Article 1 of the Nashville Statement reasserts their foundational idea regarding God’s intention is for marriage to be a “lifelong” (no divorce), heterosexual commitment.

WE AFFIRM that God has designed marriage to be a covenantal, sexual, procreative, lifelong union of one man and one woman, as husband and wife…

WE DENY that God has designed marriage to be a homosexual, polygamous, or polyamorous relationship.

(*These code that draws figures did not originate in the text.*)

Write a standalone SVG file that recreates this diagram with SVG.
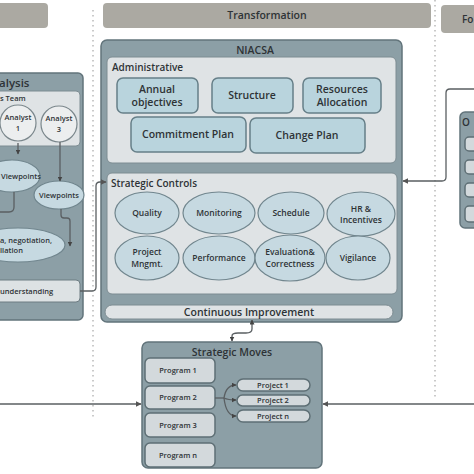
<svg xmlns="http://www.w3.org/2000/svg" width="474" height="474" viewBox="0 0 474 474">
<defs>
<marker id="arr" viewBox="0 0 10 10" refX="9" refY="5" markerWidth="6" markerHeight="6" orient="auto-start-reverse" markerUnits="userSpaceOnUse"><path d="M0,0 L10,5 L0,10 z" fill="#555"/></marker>
<marker id="arrs" viewBox="0 0 10 10" refX="9" refY="5" markerWidth="5" markerHeight="5" orient="auto-start-reverse" markerUnits="userSpaceOnUse"><path d="M0,0 L10,5 L0,10 z" fill="#444"/></marker>
</defs>
<style>
text{font-family:"Open Sans","Noto Sans","DejaVu Sans",sans-serif;fill:#2e3336;font-weight:600}
.hdr{fill:#aba9a2}
.panel{fill:#8c9fa6;stroke:#62747b;stroke-width:1.5}
.inner{fill:#dfe3e5;stroke:#7d8c92;stroke-width:1}
.box{fill:#b9d4dd;stroke:#667f88;stroke-width:1.5}
.ell{fill:#c6d9e1;stroke:#71868e;stroke-width:1.2}
.prog{fill:#d3d9dc;stroke:#5e6f75;stroke-width:1.5}
.lc{fill:#dde2e4;stroke:#6d7c82;stroke-width:1}
.circ{fill:#eceeef;stroke:#7b878c;stroke-width:1.2}
.dot{stroke:#b9b9b9;stroke-width:1.5;stroke-dasharray:1.5 3.5;fill:none}
.con{stroke:#5a5f62;stroke-width:1.3;fill:none}
.t11{font-size:10.5px;text-anchor:middle}
.t9{font-size:8.5px;text-anchor:middle}
.t8{font-size:7.5px;text-anchor:middle}
</style>
<rect width="474" height="474" fill="#ffffff"/>

<g id="headers">
<rect class="hdr" x="-10" y="3" width="58" height="25" rx="4"/>
<rect class="hdr" x="103" y="3" width="328" height="25" rx="4"/>
<text class="t11" x="267" y="19" font-size="10">Transformation</text>
<rect class="hdr" x="441" y="5" width="45" height="28" rx="4"/>
<text x="462" y="23" font-size="10">Fo</text>
</g>

<g id="dividers">
<line class="dot" x1="93" y1="10" x2="93" y2="418"/>
<line class="dot" x1="435" y1="0" x2="435" y2="400"/>
</g>

<g id="analysis">
<rect class="panel" x="-10" y="73" width="93" height="247" rx="5"/>
<text x="-1" y="87" font-size="11.5">alysis</text>
<rect class="inner" x="-10" y="91" width="90" height="55" rx="4" fill="#cdd4d7"/>
<text x="0" y="101" font-size="7.5">s Team</text>
<g id="analyst1"><circle class="circ" cx="18" cy="123" r="18"/><text class="t8" x="18" y="120">Analyst</text><text class="t8" x="18" y="131">1</text></g>
<g id="analyst3"><circle class="circ" cx="59" cy="124" r="18"/><text class="t8" x="59" y="121">Analyst</text><text class="t8" x="59" y="132">3</text></g>
<g id="viewpoints1"><ellipse class="ell" cx="12" cy="176" rx="28" ry="16" fill="#d5dcdf"/><text x="1" y="179" font-size="7.5">Viewpoints</text></g>
<g id="viewpoints2"><ellipse class="ell" cx="59" cy="195" rx="25" ry="14" fill="#d5dcdf"/><text class="t8" x="59" y="198">Viewpoints</text></g>
<g id="negotiation"><ellipse class="ell" cx="18" cy="245" rx="47" ry="17" fill="#d5dcdf"/><text x="0" y="243" font-size="7.5">a, negotiation,</text><text x="0" y="253" font-size="7.5">llation</text></g>
<g id="understanding"><rect class="lc" x="-10" y="280" width="90" height="22" rx="4"/><text x="0" y="294" font-size="7.5">understanding</text></g>
</g>

<g id="niacsa">
<rect class="panel" x="101" y="40" width="301" height="282" rx="6"/>
<text class="t11" x="255" y="54" font-size="10">NIACSA</text>
</g>
<g id="administrative">
<rect class="inner" x="107" y="57" width="289" height="106" rx="5"/>
<text x="112" y="71" font-size="10">Administrative</text>
</g>
<g id="annual"><rect class="box" x="117" y="78" width="81" height="35" rx="6"/><text class="t11" x="157" y="93" font-size="10">Annual</text><text class="t11" x="157" y="106" font-size="10">objectives</text></g>
<g id="structure"><rect class="box" x="212" y="78" width="81" height="35" rx="6"/><text class="t11" x="252" y="99" font-size="10">Structure</text></g>
<g id="resources"><rect class="box" x="303" y="78" width="78" height="35" rx="6"/><text class="t11" x="342" y="93" font-size="10">Resources</text><text class="t11" x="342" y="106" font-size="10">Allocation</text></g>
<g id="commitment"><rect class="box" x="131" y="117" width="115" height="35" rx="6"/><text class="t11" x="188" y="138" font-size="10">Commitment Plan</text></g>
<g id="change"><rect class="box" x="250" y="118" width="115" height="35" rx="6"/><text class="t11" x="307" y="139" font-size="10">Change Plan</text></g>

<g id="strategic-controls">
<rect class="inner" x="107" y="173" width="290" height="121" rx="5"/>
<text x="111" y="187" font-size="10">Strategic Controls</text>
</g>
<g id="quality"><ellipse class="ell" cx="147" cy="213" rx="32" ry="21"/><text class="t9" x="147" y="216">Quality</text></g>
<g id="monitoring"><ellipse class="ell" cx="219" cy="213" rx="36" ry="21"/><text class="t9" x="219" y="216">Monitoring</text></g>
<g id="schedule"><ellipse class="ell" cx="291" cy="213" rx="33" ry="21"/><text class="t9" x="291" y="216">Schedule</text></g>
<g id="hr"><ellipse class="ell" cx="361" cy="214" rx="34" ry="22"/><text class="t9" x="361" y="212">HR &amp;</text><text class="t9" x="361" y="223">Incentives</text></g>
<g id="project-mngmt"><ellipse class="ell" cx="147" cy="258" rx="32" ry="22"/><text class="t9" x="147" y="255">Project</text><text class="t9" x="147" y="267">Mngmt.</text></g>
<g id="performance"><ellipse class="ell" cx="219" cy="258" rx="36" ry="22"/><text class="t9" x="219" y="261">Performance</text></g>
<g id="evaluation"><ellipse class="ell" cx="290" cy="258" rx="35" ry="23"/><text class="t9" x="290" y="255">Evaluation&amp;</text><text class="t9" x="290" y="267">Correctness</text></g>
<g id="vigilance"><ellipse class="ell" cx="358" cy="258" rx="32" ry="22"/><text class="t9" x="358" y="261">Vigilance</text></g>
<g id="continuous"><rect class="inner" x="105" y="305" width="288" height="14" rx="7"/><text class="t11" x="249" y="316" font-size="10">Continuous Improvement</text></g>

<g id="strategic-moves">
<rect class="panel" x="142" y="342" width="180" height="126" rx="6" fill="#7f98a0"/>
<text class="t11" x="232" y="356" font-size="10.5">Strategic Moves</text>
</g>
<g id="program1"><rect class="prog" x="145" y="358" width="70" height="25" rx="5"/><text class="t8" x="178" y="373">Program 1</text></g>
<g id="program2"><rect class="prog" x="145" y="386" width="70" height="23" rx="5"/><text class="t8" x="178" y="400">Program 2</text></g>
<g id="program3"><rect class="prog" x="145" y="413" width="70" height="24" rx="5"/><text class="t8" x="178" y="428">Program 3</text></g>
<g id="programn"><rect class="prog" x="145" y="443" width="70" height="24" rx="5"/><text class="t8" x="178" y="458">Program n</text></g>
<g id="project1"><rect class="prog" x="237" y="379" width="73" height="12" rx="6"/><text class="t8" x="273" y="388">Project 1</text></g>
<g id="project2"><rect class="prog" x="237" y="395" width="73" height="11" rx="5.5"/><text class="t8" x="273" y="403">Project 2</text></g>
<g id="projectn"><rect class="prog" x="237" y="410" width="73" height="12" rx="6"/><text class="t8" x="273" y="419">Project n</text></g>

<g id="right-panel">
<rect class="panel" x="460" y="112" width="30" height="116" rx="5"/>
<text x="462" y="126" font-size="10">O</text>
<rect class="prog" x="465" y="137" width="20" height="14" rx="4"/>
<rect class="prog" x="465" y="160" width="20" height="14" rx="4"/>
<rect class="prog" x="465" y="183" width="20" height="14" rx="4"/>
<rect class="prog" x="465" y="206" width="20" height="16" rx="4"/>
</g>

<g id="connectors">
<path class="con" d="M18,143 L18,154" marker-end="url(#arrs)"/>
<path class="con" d="M60,142 L60,181" marker-end="url(#arrs)"/>
<path class="con" d="M14,192 L14,207 Q14,212 9,212 L-5,212"/>
<path class="con" d="M61,209 L61,215 Q61,218 64,218 L67,218 Q70,218 70,221 L70,246" marker-end="url(#arrs)"/>
<path class="con" d="M80,291 L92,291 Q96,291 96,287 L96,186 Q96,182 100,182 L106,182" marker-end="url(#arr)"/>
<path class="con" d="M474,89 L450,89 Q446,89 446,93 L446,177 Q446,181 442,181 L403,181" marker-end="url(#arr)"/>
<path class="con" d="M0,404 L141,404" marker-end="url(#arr)"/>
<path class="con" d="M474,404 L323,404" marker-end="url(#arr)"/>
<path class="con" d="M232,341 L232,336 Q232,333 238,333 L246,333 Q252,333 252,329 L252,320" marker-start="url(#arrs)" marker-end="url(#arrs)"/>
<path class="con" d="M215,398 L224,398"/>
<path class="con" d="M224,398 Q226,385 236,385" marker-end="url(#arrs)"/>
<path class="con" d="M224,398 Q228,400 236,400" marker-end="url(#arrs)"/>
<path class="con" d="M224,398 Q226,416 236,416" marker-end="url(#arrs)"/>
</g>
</svg>
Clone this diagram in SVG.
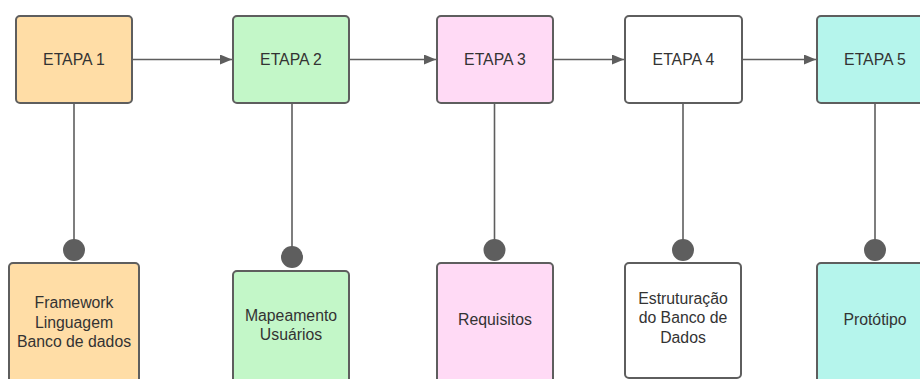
<svg xmlns="http://www.w3.org/2000/svg" width="920" height="379" viewBox="0 0 920 379">
<defs>
<style>
.box{stroke:#5e5e5e;stroke-width:2}
.t{font-family:"Liberation Sans",Arial,sans-serif;font-size:15.8px;fill:#333;text-anchor:middle}
.c{stroke:#5e5e5e;stroke-width:1.6;fill:none}
.dot{fill:#5e5e5e}
</style>
<marker id="ar" viewBox="0 0 12 10" refX="12" refY="5" markerWidth="12" markerHeight="10" markerUnits="userSpaceOnUse" orient="auto">
<path d="M0,0 L12,5 L0,10 Z" fill="#5e5e5e"/>
</marker>
</defs>
<rect width="920" height="379" fill="#fff"/>
<g id="connectors">
<line class="c" x1="132" y1="59.5" x2="232" y2="59.5" marker-end="url(#ar)"/>
<line class="c" x1="349" y1="59.5" x2="436" y2="59.5" marker-end="url(#ar)"/>
<line class="c" x1="553" y1="59.5" x2="624" y2="59.5" marker-end="url(#ar)"/>
<line class="c" x1="742" y1="59.5" x2="816" y2="59.5" marker-end="url(#ar)"/>
<line class="c" x1="74" y1="103" x2="74" y2="250"/>
<circle class="dot" cx="74" cy="250" r="11"/>
<line class="c" x1="292" y1="103" x2="292" y2="257"/>
<circle class="dot" cx="292" cy="257" r="11"/>
<line class="c" x1="494.5" y1="103" x2="494.5" y2="250"/>
<circle class="dot" cx="494.5" cy="250" r="11"/>
<line class="c" x1="683" y1="103" x2="683" y2="250"/>
<circle class="dot" cx="683" cy="250" r="11"/>
<line class="c" x1="875" y1="103" x2="875" y2="250"/>
<circle class="dot" cx="875" cy="250" r="11"/>
</g>
<g id="etapa1"><rect class="box" x="16" y="16" width="116" height="87" rx="4" fill="#ffdda6"/><text class="t" x="74" y="65">ETAPA 1</text></g>
<g id="etapa2"><rect class="box" x="233" y="16" width="116" height="87" rx="4" fill="#c3f7c8"/><text class="t" x="291" y="65">ETAPA 2</text></g>
<g id="etapa3"><rect class="box" x="437" y="16" width="116" height="87" rx="4" fill="#ffdaf5"/><text class="t" x="495" y="65">ETAPA 3</text></g>
<g id="etapa4"><rect class="box" x="625" y="16" width="117" height="87" rx="4" fill="#ffffff"/><text class="t" x="683.5" y="65">ETAPA 4</text></g>
<g id="etapa5"><rect class="box" x="817" y="16" width="116" height="87" rx="4" fill="#b5f5ec"/><text class="t" x="875" y="65">ETAPA 5</text></g>
<g id="det1"><rect class="box" x="9" y="263" width="130" height="124" rx="4" fill="#ffdda6"/><text class="t" x="74" y="308">Framework</text><text class="t" x="74" y="327.5">Linguagem</text><text class="t" x="74" y="347">Banco de dados</text></g>
<g id="det2"><rect class="box" x="233" y="271" width="116" height="116" rx="4" fill="#c3f7c8"/><text class="t" x="291" y="320.5">Mapeamento</text><text class="t" x="291" y="340">Usuários</text></g>
<g id="det3"><rect class="box" x="437" y="263" width="116" height="124" rx="4" fill="#ffdaf5"/><text class="t" x="495" y="324.5">Requisitos</text></g>
<g id="det4"><rect class="box" x="625" y="263" width="116" height="115" rx="4" fill="#ffffff"/><text class="t" x="683" y="303.5">Estruturação</text><text class="t" x="683" y="323">do Banco de</text><text class="t" x="683" y="342.5">Dados</text></g>
<g id="det5"><rect class="box" x="817" y="263" width="116" height="124" rx="4" fill="#b5f5ec"/><text class="t" x="875" y="324.5">Protótipo</text></g>
</svg>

We also deny that marriage is a mere human contract rather than a covenant made before God.

Article 2 of the Statement, highlights their belief that sexuality is reserved for those within heterosexual marriage; and that any form of sexuality outside of marriage (including premarital sex) is not justified, and that the only legitimate way of life is chastity for those outside the covenant of marriage.

WE AFFIRM that God’s revealed will for all people is chastity outside of marriage and fidelity within marriage.

WE DENY that any affections, desires, or commitments ever justify sexual intercourse before or outside marriage; nor do they justify any form of sexual immorality.

Thus consistent with earlier statements from this faction of Christianity, “biblical marriage” is the lens through which The Nashville Declaration views all matters of sexuality and gender.  In Article 9 for example, they affirm that sin directs people away from “the marriage covenant and toward sexual immorality— a distortion that includes both heterosexual and homosexual immorality.”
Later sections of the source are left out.